[What you should do] Reproduce the listing below character for character; drop every image.

[Given material]
──────────

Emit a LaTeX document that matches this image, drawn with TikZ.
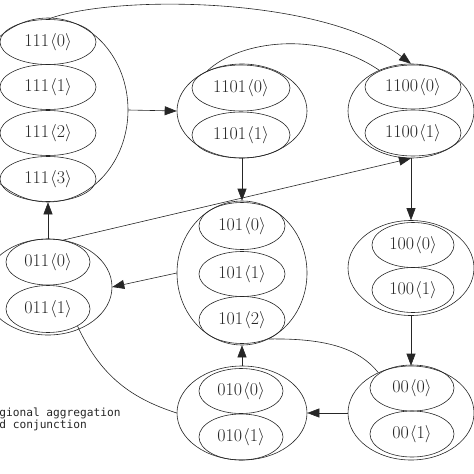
\documentclass[tikz,border=0pt]{standalone}
\usepackage{fontspec}
\newfontfamily\codefont{DejaVu Sans Mono}
\usetikzlibrary{shapes.geometric,arrows.meta}
\newcommand{\lab}[2]{#1\kern1pt$\langle$#2$\rangle$}
\tikzset{
  state/.style={ellipse,draw,inner sep=0pt,font=\fontsize{18}{18}\selectfont},
  group/.style={ellipse,draw,inner sep=0pt},
  arr/.style={-{Triangle[length=12pt,width=9pt]}}
}
\begin{document}
\begin{tikzpicture}[x=1pt,y=-1pt,line width=0.6pt,color=black!85]
\useasboundingbox (0,0) rectangle (474,474);
\clip (0,0) rectangle (474,474);
\node [group,minimum width=160,minimum height=184] (g111) at (48,110) {};
\node [state,minimum width=96,minimum height=45] (s1110) at (48,42) {\lab{111}{0}};
\node [state,minimum width=96,minimum height=45] (s1111) at (48,87) {\lab{111}{1}};
\node [state,minimum width=96,minimum height=45] (s1112) at (48,133) {\lab{111}{2}};
\node [state,minimum width=96,minimum height=45] (s1113) at (48,179) {\lab{111}{3}};
\node [group,minimum width=130,minimum height=94] (g1101) at (242,111) {};
\node [state,minimum width=98,minimum height=46] (s11010) at (241,88) {\lab{1101}{0}};
\node [state,minimum width=98,minimum height=46] (s11011) at (241,135) {\lab{1101}{1}};
\node [group,minimum width=126,minimum height=94] (g1100) at (411,111) {};
\node [state,minimum width=96,minimum height=44] (s11000) at (413,87) {\lab{1100}{0}};
\node [state,minimum width=96,minimum height=46] (s11001) at (413,133) {\lab{1100}{1}};
\node [group,minimum width=130,minimum height=144] (g101) at (242,273) {};
\node [state,minimum width=86,minimum height=47] (s1010) at (242,226) {\lab{101}{0}};
\node [state,minimum width=86,minimum height=45] (s1011) at (242,274) {\lab{101}{1}};
\node [state,minimum width=86,minimum height=47] (s1012) at (242,320) {\lab{101}{2}};
\node [group,minimum width=128,minimum height=96] (g011) at (48,287) {};
\node [state,minimum width=84,minimum height=46] (s0110) at (48,262) {\lab{011}{0}};
\node [state,minimum width=84,minimum height=47] (s0111) at (48,309) {\lab{011}{1}};
\node [group,minimum width=126,minimum height=95] (g100) at (411,268) {};
\node [state,minimum width=82,minimum height=45] (s1000) at (413,245) {\lab{100}{0}};
\node [state,minimum width=82,minimum height=45] (s1001) at (413,290) {\lab{100}{1}};
\node [group,minimum width=130,minimum height=94] (g010) at (242,413) {};
\node [state,minimum width=84,minimum height=45] (s0100) at (241,391) {\lab{010}{0}};
\node [state,minimum width=84,minimum height=46] (s0101) at (241,437) {\lab{010}{1}};
\node [group,minimum width=126,minimum height=94] (g00) at (411,413) {};
\node [state,minimum width=84,minimum height=46] (s000) at (412,388) {\lab{00}{0}};
\node [state,minimum width=84,minimum height=46] (s001) at (412,434) {\lab{00}{1}};
\node [anchor=base west,inner sep=0pt,font=\codefont\fontsize{11.2}{11.2}\selectfont] (t1) at (-1,416) {gional aggregation};
\node [anchor=base west,inner sep=0pt,font=\codefont\fontsize{11.2}{11.2}\selectfont] (t2) at (-1,428) {d conjunction};
\draw [arr] (g111.east) -- (g1101.west);
\draw [arr] (g1101.south) -- (g101.north);
\draw [arr] (g101.west) -- (g011.east);
\draw [arr] (g011.north) -- (g111.south);
\draw [arr] (g011.72) -- (g1100.south);
\draw [arr] (g1100.south) -- (g100.north);
\draw [arr] (g100.south) -- (g00.north);
\draw [arr] (g00.west) -- (g010.east);
\draw [arr] (g010.north) -- (g101.south);
\draw [arr] (s1110.north) .. controls (110,-5) and (320,-5) .. (g1100.north);
\draw (g1101.131) .. controls (240,40) and (320,30) .. (g1100.128);
\draw (s0111.-30) .. controls (100,375) and (130,398) .. (g010.west);
\draw (g101.-68) .. controls (330,338) and (360,350) .. (g00.129);
\end{tikzpicture}
\end{document}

──────────

[Output]
Emit a LaTeX document that matches this image, drawn with TikZ.
\documentclass[tikz,border=0pt]{standalone}
\usepackage{fontspec}
\newfontfamily\codefont{DejaVu Sans Mono}
\usetikzlibrary{shapes.geometric,arrows.meta}
\newcommand{\lab}[2]{#1\kern1pt$\langle$#2$\rangle$}
\tikzset{
  state/.style={ellipse,draw,inner sep=0pt,font=\fontsize{18}{18}\selectfont},
  group/.style={ellipse,draw,inner sep=0pt},
  arr/.style={-{Triangle[length=12pt,width=9pt]}}
}
\begin{document}
\begin{tikzpicture}[x=1pt,y=-1pt,line width=0.6pt,color=black!85]
\useasboundingbox (0,0) rectangle (474,474);
\clip (0,0) rectangle (474,474);
\node [group,minimum width=160,minimum height=184] (g111) at (48,110) {};
\node [state,minimum width=96,minimum height=45] (s1110) at (48,42) {\lab{111}{0}};
\node [state,minimum width=96,minimum height=45] (s1111) at (48,87) {\lab{111}{1}};
\node [state,minimum width=96,minimum height=45] (s1112) at (48,133) {\lab{111}{2}};
\node [state,minimum width=96,minimum height=45] (s1113) at (48,179) {\lab{111}{3}};
\node [group,minimum width=130,minimum height=94] (g1101) at (242,111) {};
\node [state,minimum width=98,minimum height=46] (s11010) at (241,88) {\lab{1101}{0}};
\node [state,minimum width=98,minimum height=46] (s11011) at (241,135) {\lab{1101}{1}};
\node [group,minimum width=126,minimum height=94] (g1100) at (411,111) {};
\node [state,minimum width=96,minimum height=44] (s11000) at (413,87) {\lab{1100}{0}};
\node [state,minimum width=96,minimum height=46] (s11001) at (413,133) {\lab{1100}{1}};
\node [group,minimum width=130,minimum height=144] (g101) at (242,273) {};
\node [state,minimum width=86,minimum height=47] (s1010) at (242,226) {\lab{101}{0}};
\node [state,minimum width=86,minimum height=45] (s1011) at (242,274) {\lab{101}{1}};
\node [state,minimum width=86,minimum height=47] (s1012) at (242,320) {\lab{101}{2}};
\node [group,minimum width=128,minimum height=96] (g011) at (48,287) {};
\node [state,minimum width=84,minimum height=46] (s0110) at (48,262) {\lab{011}{0}};
\node [state,minimum width=84,minimum height=47] (s0111) at (48,309) {\lab{011}{1}};
\node [group,minimum width=126,minimum height=95] (g100) at (411,268) {};
\node [state,minimum width=82,minimum height=45] (s1000) at (413,245) {\lab{100}{0}};
\node [state,minimum width=82,minimum height=45] (s1001) at (413,290) {\lab{100}{1}};
\node [group,minimum width=130,minimum height=94] (g010) at (242,413) {};
\node [state,minimum width=84,minimum height=45] (s0100) at (241,391) {\lab{010}{0}};
\node [state,minimum width=84,minimum height=46] (s0101) at (241,437) {\lab{010}{1}};
\node [group,minimum width=126,minimum height=94] (g00) at (411,413) {};
\node [state,minimum width=84,minimum height=46] (s000) at (412,388) {\lab{00}{0}};
\node [state,minimum width=84,minimum height=46] (s001) at (412,434) {\lab{00}{1}};
\node [anchor=base west,inner sep=0pt,font=\codefont\fontsize{11.2}{11.2}\selectfont] (t1) at (-1,416) {gional aggregation};
\node [anchor=base west,inner sep=0pt,font=\codefont\fontsize{11.2}{11.2}\selectfont] (t2) at (-1,428) {d conjunction};
\draw [arr] (g111.east) -- (g1101.west);
\draw [arr] (g1101.south) -- (g101.north);
\draw [arr] (g101.west) -- (g011.east);
\draw [arr] (g011.north) -- (g111.south);
\draw [arr] (g011.72) -- (g1100.south);
\draw [arr] (g1100.south) -- (g100.north);
\draw [arr] (g100.south) -- (g00.north);
\draw [arr] (g00.west) -- (g010.east);
\draw [arr] (g010.north) -- (g101.south);
\draw [arr] (s1110.north) .. controls (110,-5) and (320,-5) .. (g1100.north);
\draw (g1101.131) .. controls (240,40) and (320,30) .. (g1100.128);
\draw (s0111.-30) .. controls (100,375) and (130,398) .. (g010.west);
\draw (g101.-68) .. controls (330,338) and (360,350) .. (g00.129);
\end{tikzpicture}
\end{document}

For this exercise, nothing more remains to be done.